Guest Editorial: City Employees Need Social Housing

Image via City of Seattle.

By Karen Estevenin, Executive Director, PROTEC17

Collective action is the heart of the labor movement. As a public sector union, PROTEC17 members work together to improve conditions at our own workplaces. What is often lost in the public understanding of unions is how we also strive to improve the communities where we live.

The inadequate and shrinking supply of affordable housing in our region has become a crisis. That’s why our union, along with a number of coalition partners, is supporting Initiative I-135, which would create a public developer to build and acquire permanently affordable social housing in Seattle.

During the 2010s, Seattle saw some of the highest rent increases in the country, with an average rent increase of more than 90 percent. Between 2021 and 2022 alone, rent increases approached 20 percent per year between 2021 and 2022. The current median rent for a one-bedroom apartment in Seattle is $1,895, an amount that prices many Seattleites out of their own neighborhoods.
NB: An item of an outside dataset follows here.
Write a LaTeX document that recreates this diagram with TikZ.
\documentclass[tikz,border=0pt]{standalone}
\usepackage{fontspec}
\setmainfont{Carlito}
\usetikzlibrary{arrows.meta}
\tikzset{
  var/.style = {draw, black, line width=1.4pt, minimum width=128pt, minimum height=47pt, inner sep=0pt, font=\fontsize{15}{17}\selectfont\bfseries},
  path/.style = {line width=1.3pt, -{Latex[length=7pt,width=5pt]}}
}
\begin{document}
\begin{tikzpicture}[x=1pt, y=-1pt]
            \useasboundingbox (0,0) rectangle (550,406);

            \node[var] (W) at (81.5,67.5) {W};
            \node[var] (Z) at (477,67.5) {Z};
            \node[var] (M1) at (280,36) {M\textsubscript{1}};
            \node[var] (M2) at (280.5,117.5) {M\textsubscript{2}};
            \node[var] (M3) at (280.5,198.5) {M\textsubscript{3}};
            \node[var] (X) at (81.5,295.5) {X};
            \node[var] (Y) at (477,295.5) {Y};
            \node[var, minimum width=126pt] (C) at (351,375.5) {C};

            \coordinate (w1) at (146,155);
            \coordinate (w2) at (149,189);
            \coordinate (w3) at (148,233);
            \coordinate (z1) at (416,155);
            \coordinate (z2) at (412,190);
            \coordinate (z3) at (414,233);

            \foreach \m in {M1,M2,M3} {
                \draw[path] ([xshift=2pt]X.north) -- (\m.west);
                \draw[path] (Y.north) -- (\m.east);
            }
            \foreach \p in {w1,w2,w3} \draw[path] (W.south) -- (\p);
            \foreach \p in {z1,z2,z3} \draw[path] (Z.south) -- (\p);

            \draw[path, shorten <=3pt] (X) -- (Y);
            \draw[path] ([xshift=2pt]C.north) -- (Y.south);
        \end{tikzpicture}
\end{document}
PROTEC17 represents the largest number of union workers at the City of Seattle. Through mobilization, negotiating strong contracts, and workplace wins, union members’ ability to create positive change undoubtedly fosters a better workplace and livelihood for themselves and their colleagues. However, with the rising cost of living and housing in Seattle, it is increasingly difficult to raise city employees’ compensation to fit the realities of living in Seattle. The simple fact is that too many city employees cannot afford to live in the very city they support, shape, and serve.

It is in this context that I-135, the social housing initiative, offers a proactive, transparent, and inclusive pathway to the development of truly affordable housing in the city of Seattle. I-135 does this by creating a Public Development Authority that will enable the city of Seattle to acquire properties, renovate existing housing, and build affordable homes, removing the pressure for profits and allowing more collective and collaborative management. The authority itself will be directed by a public oversight board composed of renters, union members, experts in affordable and green development, as well as City Council and Mayoral appointees. It is collective action in action and as an ongoing model.
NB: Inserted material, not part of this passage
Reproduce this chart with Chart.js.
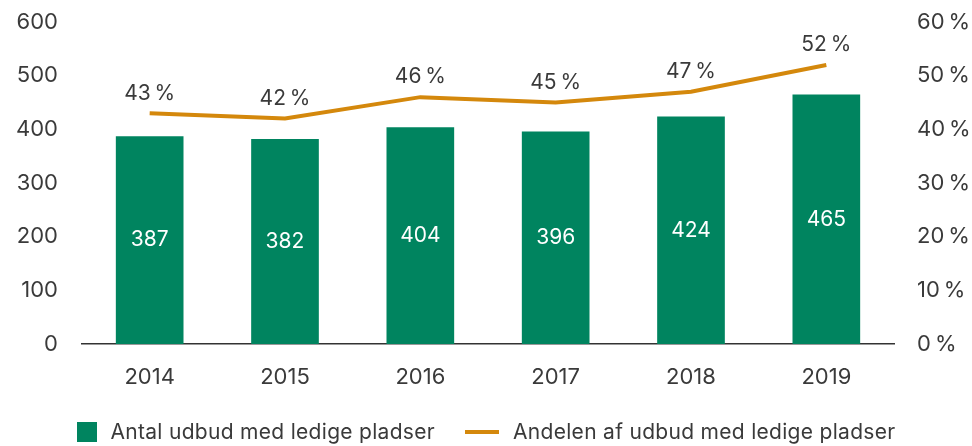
<!DOCTYPE html>
<html>
<head>
<meta charset="utf-8">
<script src="https://cdn.jsdelivr.net/npm/chart.js@4"></script>
<style>
  html, body { margin: 0; padding: 0; background: #fff; }
  #wrap { position: relative; width: 972px; height: 446px; }
  #legend {
    position: absolute; left: 0; top: 419px; width: 972px;
    display: flex; justify-content: center; align-items: center;
    font-family: Inter, sans-serif; font-size: 21px; letter-spacing: 0.3px; color: #3a3a3a;
  }
  .item { display: flex; align-items: center; margin: 0 15px; }
  .box { width: 20px; height: 20px; background: #00845f; margin-right: 14px; }
  .ln { width: 34px; height: 4px; background: #d4880c; margin-right: 14px; }
</style>
</head>
<body>
<div id="wrap">
  <canvas id="chart" width="972" height="446"></canvas>
  <div id="legend"></div>
</div>
<script>
// Data
const years = ['2014', '2015', '2016', '2017', '2018', '2019'];
const udbudCount = [387, 382, 404, 396, 424, 465];
const udbudShare = [43, 42, 46, 45, 47, 52];
const countTicks = [0, 100, 200, 300, 400, 500, 600];
const shareTicks = [0, 10, 20, 30, 40, 50, 60];

const barLabel = 'Antal udbud med ledige pladser';
const lineLabel = 'Andelen af udbud med ledige pladser';

const green = '#00845f';
const orange = '#d4880c';
const textColor = '#3a3a3a';
const fontFamily = 'Inter, sans-serif';
const pct = v => v + '\u2009%';

// Draw the value labels on bars and above the line points
const valueLabels = {
    id: 'valueLabels',
    afterDatasetsDraw(chart) {
        const ctx = chart.ctx;
        ctx.save();
        ctx.font = '21px ' + fontFamily;
        ctx.textAlign = 'center';
        ctx.textBaseline = 'middle';

        chart.getDatasetMeta(1).data.forEach((bar, i) => {
            ctx.fillStyle = '#fff';
            const mid = (bar.y + bar.base) / 2;
            ctx.fillText(udbudCount[i], bar.x, mid);
        });

        chart.getDatasetMeta(0).data.forEach((pt, i) => {
            ctx.fillStyle = textColor;
            ctx.fillText(pct(udbudShare[i]), pt.x, pt.y - 20);
        });
        ctx.restore();
    }
};

// keep the y axes from asking for extra room above/below the plot
function fixY(width) {
    return function (scale) {
        scale.width = width;
        scale.paddingTop = 0;
        scale.paddingBottom = 0;
    };
}

const ctx = document.getElementById('chart').getContext('2d');
new Chart(ctx, {
    data: {
        labels: years,
        datasets: [
            {
                type: 'line',
                label: lineLabel,
                data: udbudShare,
                yAxisID: 'yShare',
                borderColor: orange,
                borderWidth: 4,
                pointRadius: 0,
                tension: 0,
                order: 0
            },
            {
                type: 'bar',
                label: barLabel,
                data: udbudCount,
                yAxisID: 'yCount',
                backgroundColor: green,
                barPercentage: 0.5,
                categoryPercentage: 1,
                order: 1
            }
        ]
    },
    options: {
        responsive: false,
        animation: false,
        layout: { padding: { top: 22, bottom: 52, left: 0, right: 0 } },
        plugins: {
            legend: { display: false },
            tooltip: { enabled: false }
        },
        scales: {
            x: {
                grid: { display: false, drawTicks: false },
                border: { display: true, color: '#333', width: 1.5 },
                ticks: {
                    color: textColor,
                    font: { family: fontFamily, size: 22 },
                    padding: 20
                },
                afterFit(scale) {
                    scale.height = 50;
                    scale.paddingLeft = 0;
                    scale.paddingRight = 0;
                }
            },
            yCount: {
                position: 'left',
                min: 0,
                max: 600,
                grid: { display: false, drawTicks: false },
                border: { display: false },
                afterBuildTicks(scale) { scale.ticks = countTicks.map(v => ({ value: v })); },
                ticks: {
                    color: textColor,
                    font: { family: fontFamily, size: 22 },
                    padding: 24
                },
                afterFit: fixY(82)
            },
            yShare: {
                position: 'right',
                min: 0,
                max: 60,
                grid: { display: false, drawTicks: false },
                border: { display: false },
                afterBuildTicks(scale) { scale.ticks = shareTicks.map(v => ({ value: v })); },
                ticks: {
                    color: textColor,
                    font: { family: fontFamily, size: 22 },
                    padding: 23,
                    callback: v => pct(v)
                },
                afterFit: fixY(78)
            }
        }
    },
    plugins: [valueLabels]
});

// HTML legend below the chart
const legend = document.getElementById('legend');
legend.innerHTML = `
    <div class="item"><div class="box"></div><span>${barLabel}</span></div>
    <div class="item"><div class="ln"></div><span>${lineLabel}</span></div>
`;
</script>
</body>
</html>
Housing created by the authority would include units to fit a mix of household sizes, as well as units that are affordable to a cross section of tenants—from those with extremely low incomes to those making up to 120% of Seattle’s median income. If passed, the tools provided by I-135 will be a critical component to restoring and maintaining living communities that cross incomes, ages, and backgrounds.
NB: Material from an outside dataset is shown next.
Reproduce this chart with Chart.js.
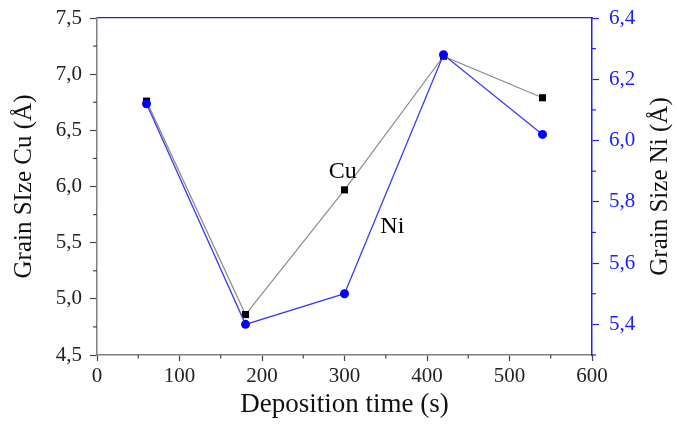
<!DOCTYPE html>
<html>
<head>
<meta charset="utf-8">
<script src="https://cdn.jsdelivr.net/npm/chart.js@4.4.1/dist/chart.umd.min.js"></script>
<style>
  html, body { margin: 0; padding: 0; background: #fff; }
  #wrap { width: 677px; height: 430px; }
</style>
</head>
<body>
<div id="wrap"><canvas id="grainChart"></canvas></div>
<script>
// deposition time (s)
const times = [60, 180, 300, 420, 540];
// grain size Cu (Å) - left axis
const grainCu = [6.76, 4.86, 5.97, 7.16, 6.79];
// grain size Ni (Å) - right axis
const grainNi = [6.12, 5.40, 5.50, 6.28, 6.02];

// tick labels
const xTicks = [0, 100, 200, 300, 400, 500, 600];
const cuTicks = [4.5, 5.0, 5.5, 6.0, 6.5, 7.0, 7.5];
const niTicks = [5.4, 5.6, 5.8, 6.0, 6.2, 6.4];

const serif = '"Liberation Serif", "Times New Roman", serif';
const grey = '#808080';
const blue = '#2020ff';

const comma = v => v.toFixed(1).replace('.', ',');

// fixed axis box size, and no extra room for half labels at the ends
const fixWidth = w => s => { s.width = w; s.paddingTop = 0; s.paddingBottom = 0; };

// small unlabelled ticks between the big ones
const minorTicks = {
  id: 'minorTicks',
  afterDraw(chart) {
    const ctx = chart.ctx;
    const {x, y, y1} = chart.scales;
    ctx.save();
    ctx.lineWidth = 1.2;

    ctx.strokeStyle = '#444';
    for (let v = 50; v < 600; v += 100) {
      const px = x.getPixelForValue(v);
      ctx.beginPath();
      ctx.moveTo(px, x.top);
      ctx.lineTo(px, x.top + 3.5);
      ctx.stroke();
    }
    for (let v = 4.75; v < 7.5; v += 0.5) {
      const py = y.getPixelForValue(v);
      ctx.beginPath();
      ctx.moveTo(y.right, py);
      ctx.lineTo(y.right - 4, py);
      ctx.stroke();
    }
    ctx.strokeStyle = blue;
    for (let v = 5.3; v < 6.4; v += 0.2) {
      const py = y1.getPixelForValue(v);
      ctx.beginPath();
      ctx.moveTo(y1.left, py);
      ctx.lineTo(y1.left + 4, py);
      ctx.stroke();
    }
    ctx.restore();
  }
};

// "Cu" / "Ni" labels next to the curves, and the right axis title
// (which reads bottom-to-top like the left one)
const extraText = {
  id: 'extraText',
  afterDatasetsDraw(chart) {
    const ctx = chart.ctx;
    const {x, y, y1} = chart.scales;
    ctx.save();
    ctx.font = '24px ' + serif;
    ctx.fillStyle = '#000';
    ctx.textAlign = 'center';
    ctx.textBaseline = 'middle';
    ctx.fillText('Cu', x.getPixelForValue(298), y.getPixelForValue(6.13));
    ctx.fillText('Ni', x.getPixelForValue(358), y1.getPixelForValue(5.72));

    ctx.font = '25px ' + serif;
    ctx.fillStyle = '#111';
    ctx.translate(y1.right - 17, (y1.top + y1.bottom) / 2);
    ctx.rotate(-Math.PI / 2);
    ctx.fillText('Grain Size Ni (Å)', 0, 0);
    ctx.restore();
  }
};

new Chart(document.getElementById('grainChart'), {
  type: 'line',
  data: {
    datasets: [
      {
        label: 'Cu',
        data: times.map((t, i) => ({x: t, y: grainCu[i]})),
        yAxisID: 'y',
        borderColor: '#8c8c8c',
        borderWidth: 1.2,
        pointStyle: 'rect',
        pointRadius: 5,
        pointBackgroundColor: '#000',
        pointBorderWidth: 0,
        order: 2
      },
      {
        label: 'Ni',
        data: times.map((t, i) => ({x: t, y: grainNi[i]})),
        yAxisID: 'y1',
        borderColor: '#3a3aff',
        borderWidth: 1.3,
        pointStyle: 'circle',
        pointRadius: 4.5,
        pointBackgroundColor: '#0000ff',
        pointBorderWidth: 0,
        order: 1
      }
    ]
  },
  options: {
    responsive: true,
    maintainAspectRatio: false,
    animation: false,
    layout: { padding: 0 },
    plugins: {
      legend: { display: false },
      tooltip: { enabled: false }
    },
    scales: {
      x: {
        type: 'linear',
        position: 'bottom',
        min: 0,
        max: 600,
        afterBuildTicks: s => { s.ticks = xTicks.map(v => ({value: v})); },
        afterFit: s => { s.height = 75; },
        ticks: { font: { family: serif, size: 21 }, color: '#222', padding: 3, maxRotation: 0 },
        grid: { drawOnChartArea: false, tickLength: 6, color: '#444', tickWidth: 1.2 },
        border: { color: grey, width: 1.5 },
        title: {
          display: true,
          text: 'Deposition time (s)',
          font: { family: serif, size: 27 },
          color: '#111',
          padding: { top: 0, bottom: 9 }
        }
      },
      xTop: {
        type: 'linear',
        position: 'top',
        afterFit: s => { s.height = 18; },
        ticks: { display: false },
        grid: { drawOnChartArea: false, drawTicks: false },
        border: { color: blue, width: 1.2 }
      },
      y: {
        type: 'linear',
        position: 'left',
        min: 4.5,
        max: 7.5,
        afterBuildTicks: s => { s.ticks = cuTicks.map(v => ({value: v})); },
        afterFit: fixWidth(97),
        ticks: { font: { family: serif, size: 21 }, color: '#222', padding: 8, callback: v => comma(v) },
        grid: { drawOnChartArea: false, tickLength: 7, color: '#444', tickWidth: 1.2 },
        border: { color: grey, width: 1.5 },
        title: {
          display: true,
          text: 'Grain SIze Cu (Å)',
          font: { family: serif, size: 25 },
          color: '#111',
          padding: { top: 9, bottom: 0 }
        }
      },
      y1: {
        type: 'linear',
        position: 'right',
        min: 5.3,
        max: 6.4,
        afterBuildTicks: s => { s.ticks = niTicks.map(v => ({value: v})); },
        afterFit: fixWidth(85),
        ticks: { font: { family: serif, size: 21 }, color: blue, padding: 10, callback: v => comma(v) },
        grid: { drawOnChartArea: false, tickLength: 7, color: blue, tickWidth: 1.2 },
        border: { color: blue, width: 1.5 }
      }
    }
  },
  plugins: [minorTicks, extraText]
});
</script>
</body>
</html>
For these reasons, and many more, a broad range of community, labor, and small business partners have come together to support I-135.  Join us in this collective action and vote YES on I-135. Let’s give our city the opportunity to create affordable housing by and for the people.

Karen Estevenin is the executive director of PROTEC17, a member-powered labor union representing nearly 10,000 public employee professionals across the Pacific Northwest. PROTEC17 members work in city, county, and state government, public health, and beyond to support the programs and services that our communities rely on everyday.

3 thoughts on “Guest Editorial: City Employees Need Social Housing”

  1. Is there an individual out there or a program who brings together approximately 10 people who are renters that pay too much so that they can buy an apartment building and make it a co-op together?

    The approximately 10 families are now in control of their lives and destiny. Who brings renters together to become owners so they can help other renters? Is this done anywhere in our United States?

    1. There likely are commercial brokers who could facilitate this. I think this is more common on the east coast, due to the greater number of small/medium-sized multifamily buildings. It’s probably difficult/rare also due to the challenges around lining up blanket financing for everyone in the building, since some individuals may not be considered loanworthy…

  2. Seattle City employees are among the highest paid public employees in the state, and are funded by tax dollars. We should all be thankful for their public service. Their pay scales, benefit packages, terms & conditions of employment are negotiated through the collective bargaining process.

    Pay scale increases are always on the table at contract time, and increased living costs are always part of the discussion. Once negotiated, the increases are distributed directly, efficiently and equitably to all employees in their paychecks.

    “Social Housing” is a social engineering experiment that creates another bureaucracy, and another tax burden on property owners.

    If the union wants to help its members, they should do it at the bargaining table.